■ **WORK TO COMPLETE**: Give every line back verbatim, dropping all images.
-------------------------
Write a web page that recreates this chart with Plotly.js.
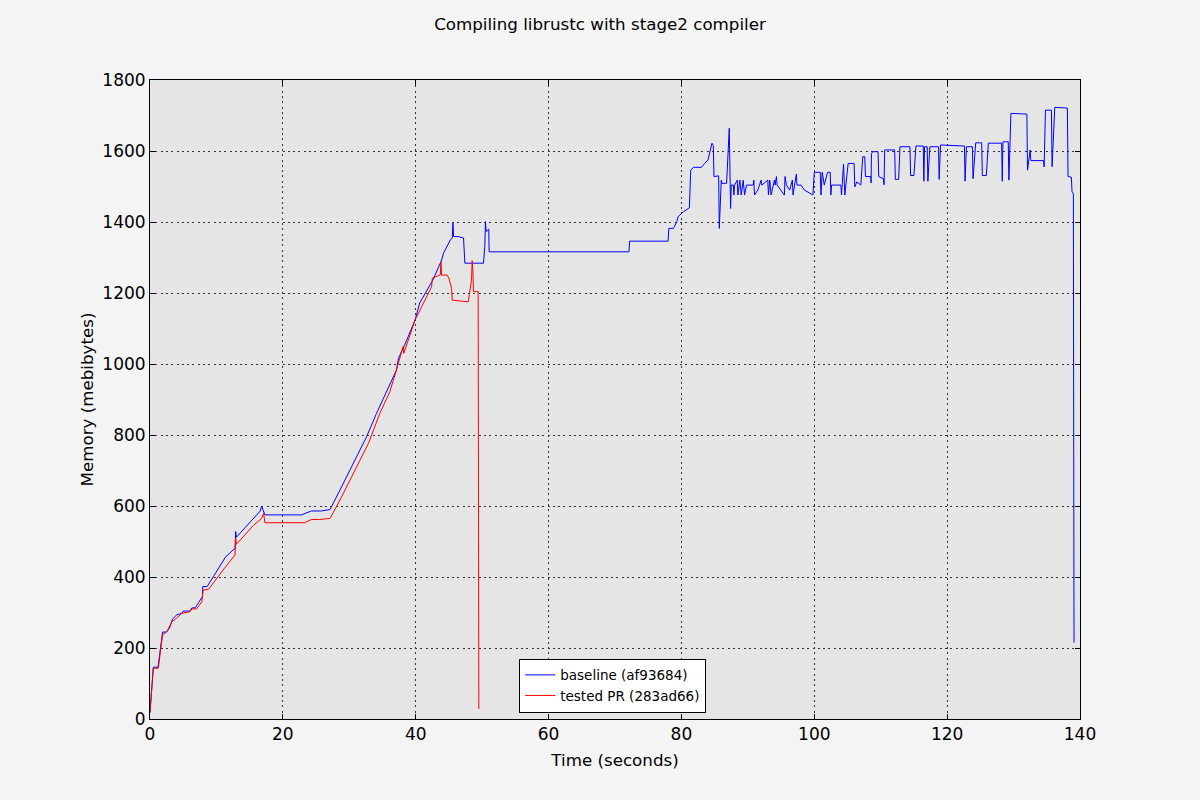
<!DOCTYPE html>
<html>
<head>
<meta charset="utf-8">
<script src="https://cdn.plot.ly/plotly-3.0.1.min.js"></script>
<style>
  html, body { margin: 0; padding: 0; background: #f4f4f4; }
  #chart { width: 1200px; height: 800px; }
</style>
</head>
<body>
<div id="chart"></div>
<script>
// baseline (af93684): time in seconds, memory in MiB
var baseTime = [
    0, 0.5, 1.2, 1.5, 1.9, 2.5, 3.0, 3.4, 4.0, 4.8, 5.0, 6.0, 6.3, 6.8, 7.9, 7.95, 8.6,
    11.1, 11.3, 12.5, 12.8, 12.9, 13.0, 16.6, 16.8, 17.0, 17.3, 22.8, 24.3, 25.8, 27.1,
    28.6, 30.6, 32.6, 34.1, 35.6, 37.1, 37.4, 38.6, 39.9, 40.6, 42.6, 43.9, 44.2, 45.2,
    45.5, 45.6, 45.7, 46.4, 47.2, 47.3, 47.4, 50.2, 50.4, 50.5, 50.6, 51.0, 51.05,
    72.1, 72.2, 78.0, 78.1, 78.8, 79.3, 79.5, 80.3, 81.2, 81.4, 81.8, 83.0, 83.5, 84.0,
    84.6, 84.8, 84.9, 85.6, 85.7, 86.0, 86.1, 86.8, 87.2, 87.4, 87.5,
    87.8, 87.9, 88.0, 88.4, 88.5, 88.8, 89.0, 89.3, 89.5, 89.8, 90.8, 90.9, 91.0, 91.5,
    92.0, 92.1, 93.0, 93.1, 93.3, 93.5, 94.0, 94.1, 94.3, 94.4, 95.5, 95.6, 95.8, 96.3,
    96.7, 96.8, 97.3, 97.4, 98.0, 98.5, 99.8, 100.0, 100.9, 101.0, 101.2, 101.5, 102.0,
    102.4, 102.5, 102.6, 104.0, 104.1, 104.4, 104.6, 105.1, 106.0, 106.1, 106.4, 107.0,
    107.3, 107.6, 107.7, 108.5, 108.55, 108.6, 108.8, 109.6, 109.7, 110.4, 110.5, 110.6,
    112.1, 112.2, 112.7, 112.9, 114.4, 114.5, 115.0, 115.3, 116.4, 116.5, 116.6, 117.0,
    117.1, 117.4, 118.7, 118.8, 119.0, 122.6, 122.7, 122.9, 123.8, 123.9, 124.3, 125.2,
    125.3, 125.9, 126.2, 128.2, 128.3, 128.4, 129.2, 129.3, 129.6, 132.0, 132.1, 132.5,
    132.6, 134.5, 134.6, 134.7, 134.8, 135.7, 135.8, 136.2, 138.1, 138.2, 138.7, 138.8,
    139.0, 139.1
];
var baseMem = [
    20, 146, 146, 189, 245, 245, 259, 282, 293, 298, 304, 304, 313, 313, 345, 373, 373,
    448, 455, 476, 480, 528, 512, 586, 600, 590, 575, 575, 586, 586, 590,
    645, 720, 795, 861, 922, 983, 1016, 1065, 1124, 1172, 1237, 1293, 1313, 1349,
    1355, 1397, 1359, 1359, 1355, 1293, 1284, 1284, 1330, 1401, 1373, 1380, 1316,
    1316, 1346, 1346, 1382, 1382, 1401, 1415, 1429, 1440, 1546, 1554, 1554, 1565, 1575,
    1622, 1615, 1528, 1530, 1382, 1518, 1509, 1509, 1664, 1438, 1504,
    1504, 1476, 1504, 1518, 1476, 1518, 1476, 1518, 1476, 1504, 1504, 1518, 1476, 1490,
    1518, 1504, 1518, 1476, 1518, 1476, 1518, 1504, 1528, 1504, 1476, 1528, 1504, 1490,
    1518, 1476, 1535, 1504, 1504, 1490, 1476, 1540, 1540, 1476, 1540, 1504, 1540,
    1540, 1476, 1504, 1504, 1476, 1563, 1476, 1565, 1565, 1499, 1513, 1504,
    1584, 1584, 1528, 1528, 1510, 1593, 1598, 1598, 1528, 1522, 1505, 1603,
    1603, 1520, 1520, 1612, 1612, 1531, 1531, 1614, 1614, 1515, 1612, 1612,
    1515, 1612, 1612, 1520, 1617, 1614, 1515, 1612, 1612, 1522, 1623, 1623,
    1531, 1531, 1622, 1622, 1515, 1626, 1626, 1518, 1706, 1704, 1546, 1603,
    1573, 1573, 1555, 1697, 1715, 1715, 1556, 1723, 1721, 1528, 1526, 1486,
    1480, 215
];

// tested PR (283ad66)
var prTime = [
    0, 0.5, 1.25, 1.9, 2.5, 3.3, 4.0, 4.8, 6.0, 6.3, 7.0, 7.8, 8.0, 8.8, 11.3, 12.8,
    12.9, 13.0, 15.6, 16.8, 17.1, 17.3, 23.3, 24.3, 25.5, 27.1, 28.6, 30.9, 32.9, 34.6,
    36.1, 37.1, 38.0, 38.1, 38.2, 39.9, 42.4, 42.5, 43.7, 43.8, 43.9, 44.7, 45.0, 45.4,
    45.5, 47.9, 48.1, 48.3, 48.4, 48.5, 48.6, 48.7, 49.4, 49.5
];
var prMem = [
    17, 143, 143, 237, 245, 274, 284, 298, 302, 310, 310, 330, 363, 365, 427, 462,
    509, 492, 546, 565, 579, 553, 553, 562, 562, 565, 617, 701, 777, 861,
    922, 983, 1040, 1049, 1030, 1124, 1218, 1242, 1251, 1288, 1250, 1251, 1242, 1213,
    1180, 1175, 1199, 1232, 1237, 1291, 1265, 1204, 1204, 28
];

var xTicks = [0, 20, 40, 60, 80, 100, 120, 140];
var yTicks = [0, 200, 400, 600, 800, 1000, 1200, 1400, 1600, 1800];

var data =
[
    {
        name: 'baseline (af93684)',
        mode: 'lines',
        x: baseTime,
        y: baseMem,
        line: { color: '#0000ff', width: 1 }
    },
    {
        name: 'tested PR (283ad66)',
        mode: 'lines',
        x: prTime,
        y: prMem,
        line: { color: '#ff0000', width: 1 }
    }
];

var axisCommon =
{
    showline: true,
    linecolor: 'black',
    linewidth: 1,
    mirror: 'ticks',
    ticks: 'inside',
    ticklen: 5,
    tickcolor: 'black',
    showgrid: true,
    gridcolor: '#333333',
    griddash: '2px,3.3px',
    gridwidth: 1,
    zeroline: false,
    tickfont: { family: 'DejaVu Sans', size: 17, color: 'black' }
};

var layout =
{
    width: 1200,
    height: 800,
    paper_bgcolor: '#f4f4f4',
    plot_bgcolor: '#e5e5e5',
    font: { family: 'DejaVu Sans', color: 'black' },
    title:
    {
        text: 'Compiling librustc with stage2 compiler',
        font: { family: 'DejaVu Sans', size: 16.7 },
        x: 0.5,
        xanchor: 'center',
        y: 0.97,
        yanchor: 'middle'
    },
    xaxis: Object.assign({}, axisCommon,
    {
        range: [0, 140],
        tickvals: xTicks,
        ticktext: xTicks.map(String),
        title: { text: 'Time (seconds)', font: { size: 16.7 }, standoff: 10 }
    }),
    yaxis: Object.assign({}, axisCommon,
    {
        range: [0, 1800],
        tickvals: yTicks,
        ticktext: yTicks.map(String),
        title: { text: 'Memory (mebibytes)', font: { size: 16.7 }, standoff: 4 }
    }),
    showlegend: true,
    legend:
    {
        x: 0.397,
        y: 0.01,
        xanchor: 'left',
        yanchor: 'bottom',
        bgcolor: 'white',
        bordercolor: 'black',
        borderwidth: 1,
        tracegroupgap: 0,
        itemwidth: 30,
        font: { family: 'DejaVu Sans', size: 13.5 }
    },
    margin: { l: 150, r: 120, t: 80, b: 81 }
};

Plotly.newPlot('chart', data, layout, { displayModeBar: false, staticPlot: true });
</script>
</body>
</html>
-------------------------
■ **CORRECT OUTPUT**:
Write a web page that recreates this chart with Plotly.js.
<!DOCTYPE html>
<html>
<head>
<meta charset="utf-8">
<script src="https://cdn.plot.ly/plotly-3.0.1.min.js"></script>
<style>
  html, body { margin: 0; padding: 0; background: #f4f4f4; }
  #chart { width: 1200px; height: 800px; }
</style>
</head>
<body>
<div id="chart"></div>
<script>
// baseline (af93684): time in seconds, memory in MiB
var baseTime = [
    0, 0.5, 1.2, 1.5, 1.9, 2.5, 3.0, 3.4, 4.0, 4.8, 5.0, 6.0, 6.3, 6.8, 7.9, 7.95, 8.6,
    11.1, 11.3, 12.5, 12.8, 12.9, 13.0, 16.6, 16.8, 17.0, 17.3, 22.8, 24.3, 25.8, 27.1,
    28.6, 30.6, 32.6, 34.1, 35.6, 37.1, 37.4, 38.6, 39.9, 40.6, 42.6, 43.9, 44.2, 45.2,
    45.5, 45.6, 45.7, 46.4, 47.2, 47.3, 47.4, 50.2, 50.4, 50.5, 50.6, 51.0, 51.05,
    72.1, 72.2, 78.0, 78.1, 78.8, 79.3, 79.5, 80.3, 81.2, 81.4, 81.8, 83.0, 83.5, 84.0,
    84.6, 84.8, 84.9, 85.6, 85.7, 86.0, 86.1, 86.8, 87.2, 87.4, 87.5,
    87.8, 87.9, 88.0, 88.4, 88.5, 88.8, 89.0, 89.3, 89.5, 89.8, 90.8, 90.9, 91.0, 91.5,
    92.0, 92.1, 93.0, 93.1, 93.3, 93.5, 94.0, 94.1, 94.3, 94.4, 95.5, 95.6, 95.8, 96.3,
    96.7, 96.8, 97.3, 97.4, 98.0, 98.5, 99.8, 100.0, 100.9, 101.0, 101.2, 101.5, 102.0,
    102.4, 102.5, 102.6, 104.0, 104.1, 104.4, 104.6, 105.1, 106.0, 106.1, 106.4, 107.0,
    107.3, 107.6, 107.7, 108.5, 108.55, 108.6, 108.8, 109.6, 109.7, 110.4, 110.5, 110.6,
    112.1, 112.2, 112.7, 112.9, 114.4, 114.5, 115.0, 115.3, 116.4, 116.5, 116.6, 117.0,
    117.1, 117.4, 118.7, 118.8, 119.0, 122.6, 122.7, 122.9, 123.8, 123.9, 124.3, 125.2,
    125.3, 125.9, 126.2, 128.2, 128.3, 128.4, 129.2, 129.3, 129.6, 132.0, 132.1, 132.5,
    132.6, 134.5, 134.6, 134.7, 134.8, 135.7, 135.8, 136.2, 138.1, 138.2, 138.7, 138.8,
    139.0, 139.1
];
var baseMem = [
    20, 146, 146, 189, 245, 245, 259, 282, 293, 298, 304, 304, 313, 313, 345, 373, 373,
    448, 455, 476, 480, 528, 512, 586, 600, 590, 575, 575, 586, 586, 590,
    645, 720, 795, 861, 922, 983, 1016, 1065, 1124, 1172, 1237, 1293, 1313, 1349,
    1355, 1397, 1359, 1359, 1355, 1293, 1284, 1284, 1330, 1401, 1373, 1380, 1316,
    1316, 1346, 1346, 1382, 1382, 1401, 1415, 1429, 1440, 1546, 1554, 1554, 1565, 1575,
    1622, 1615, 1528, 1530, 1382, 1518, 1509, 1509, 1664, 1438, 1504,
    1504, 1476, 1504, 1518, 1476, 1518, 1476, 1518, 1476, 1504, 1504, 1518, 1476, 1490,
    1518, 1504, 1518, 1476, 1518, 1476, 1518, 1504, 1528, 1504, 1476, 1528, 1504, 1490,
    1518, 1476, 1535, 1504, 1504, 1490, 1476, 1540, 1540, 1476, 1540, 1504, 1540,
    1540, 1476, 1504, 1504, 1476, 1563, 1476, 1565, 1565, 1499, 1513, 1504,
    1584, 1584, 1528, 1528, 1510, 1593, 1598, 1598, 1528, 1522, 1505, 1603,
    1603, 1520, 1520, 1612, 1612, 1531, 1531, 1614, 1614, 1515, 1612, 1612,
    1515, 1612, 1612, 1520, 1617, 1614, 1515, 1612, 1612, 1522, 1623, 1623,
    1531, 1531, 1622, 1622, 1515, 1626, 1626, 1518, 1706, 1704, 1546, 1603,
    1573, 1573, 1555, 1697, 1715, 1715, 1556, 1723, 1721, 1528, 1526, 1486,
    1480, 215
];

// tested PR (283ad66)
var prTime = [
    0, 0.5, 1.25, 1.9, 2.5, 3.3, 4.0, 4.8, 6.0, 6.3, 7.0, 7.8, 8.0, 8.8, 11.3, 12.8,
    12.9, 13.0, 15.6, 16.8, 17.1, 17.3, 23.3, 24.3, 25.5, 27.1, 28.6, 30.9, 32.9, 34.6,
    36.1, 37.1, 38.0, 38.1, 38.2, 39.9, 42.4, 42.5, 43.7, 43.8, 43.9, 44.7, 45.0, 45.4,
    45.5, 47.9, 48.1, 48.3, 48.4, 48.5, 48.6, 48.7, 49.4, 49.5
];
var prMem = [
    17, 143, 143, 237, 245, 274, 284, 298, 302, 310, 310, 330, 363, 365, 427, 462,
    509, 492, 546, 565, 579, 553, 553, 562, 562, 565, 617, 701, 777, 861,
    922, 983, 1040, 1049, 1030, 1124, 1218, 1242, 1251, 1288, 1250, 1251, 1242, 1213,
    1180, 1175, 1199, 1232, 1237, 1291, 1265, 1204, 1204, 28
];

var xTicks = [0, 20, 40, 60, 80, 100, 120, 140];
var yTicks = [0, 200, 400, 600, 800, 1000, 1200, 1400, 1600, 1800];

var data =
[
    {
        name: 'baseline (af93684)',
        mode: 'lines',
        x: baseTime,
        y: baseMem,
        line: { color: '#0000ff', width: 1 }
    },
    {
        name: 'tested PR (283ad66)',
        mode: 'lines',
        x: prTime,
        y: prMem,
        line: { color: '#ff0000', width: 1 }
    }
];

var axisCommon =
{
    showline: true,
    linecolor: 'black',
    linewidth: 1,
    mirror: 'ticks',
    ticks: 'inside',
    ticklen: 5,
    tickcolor: 'black',
    showgrid: true,
    gridcolor: '#333333',
    griddash: '2px,3.3px',
    gridwidth: 1,
    zeroline: false,
    tickfont: { family: 'DejaVu Sans', size: 17, color: 'black' }
};

var layout =
{
    width: 1200,
    height: 800,
    paper_bgcolor: '#f4f4f4',
    plot_bgcolor: '#e5e5e5',
    font: { family: 'DejaVu Sans', color: 'black' },
    title:
    {
        text: 'Compiling librustc with stage2 compiler',
        font: { family: 'DejaVu Sans', size: 16.7 },
        x: 0.5,
        xanchor: 'center',
        y: 0.97,
        yanchor: 'middle'
    },
    xaxis: Object.assign({}, axisCommon,
    {
        range: [0, 140],
        tickvals: xTicks,
        ticktext: xTicks.map(String),
        title: { text: 'Time (seconds)', font: { size: 16.7 }, standoff: 10 }
    }),
    yaxis: Object.assign({}, axisCommon,
    {
        range: [0, 1800],
        tickvals: yTicks,
        ticktext: yTicks.map(String),
        title: { text: 'Memory (mebibytes)', font: { size: 16.7 }, standoff: 4 }
    }),
    showlegend: true,
    legend:
    {
        x: 0.397,
        y: 0.01,
        xanchor: 'left',
        yanchor: 'bottom',
        bgcolor: 'white',
        bordercolor: 'black',
        borderwidth: 1,
        tracegroupgap: 0,
        itemwidth: 30,
        font: { family: 'DejaVu Sans', size: 13.5 }
    },
    margin: { l: 150, r: 120, t: 80, b: 81 }
};

Plotly.newPlot('chart', data, layout, { displayModeBar: false, staticPlot: true });
</script>
</body>
</html>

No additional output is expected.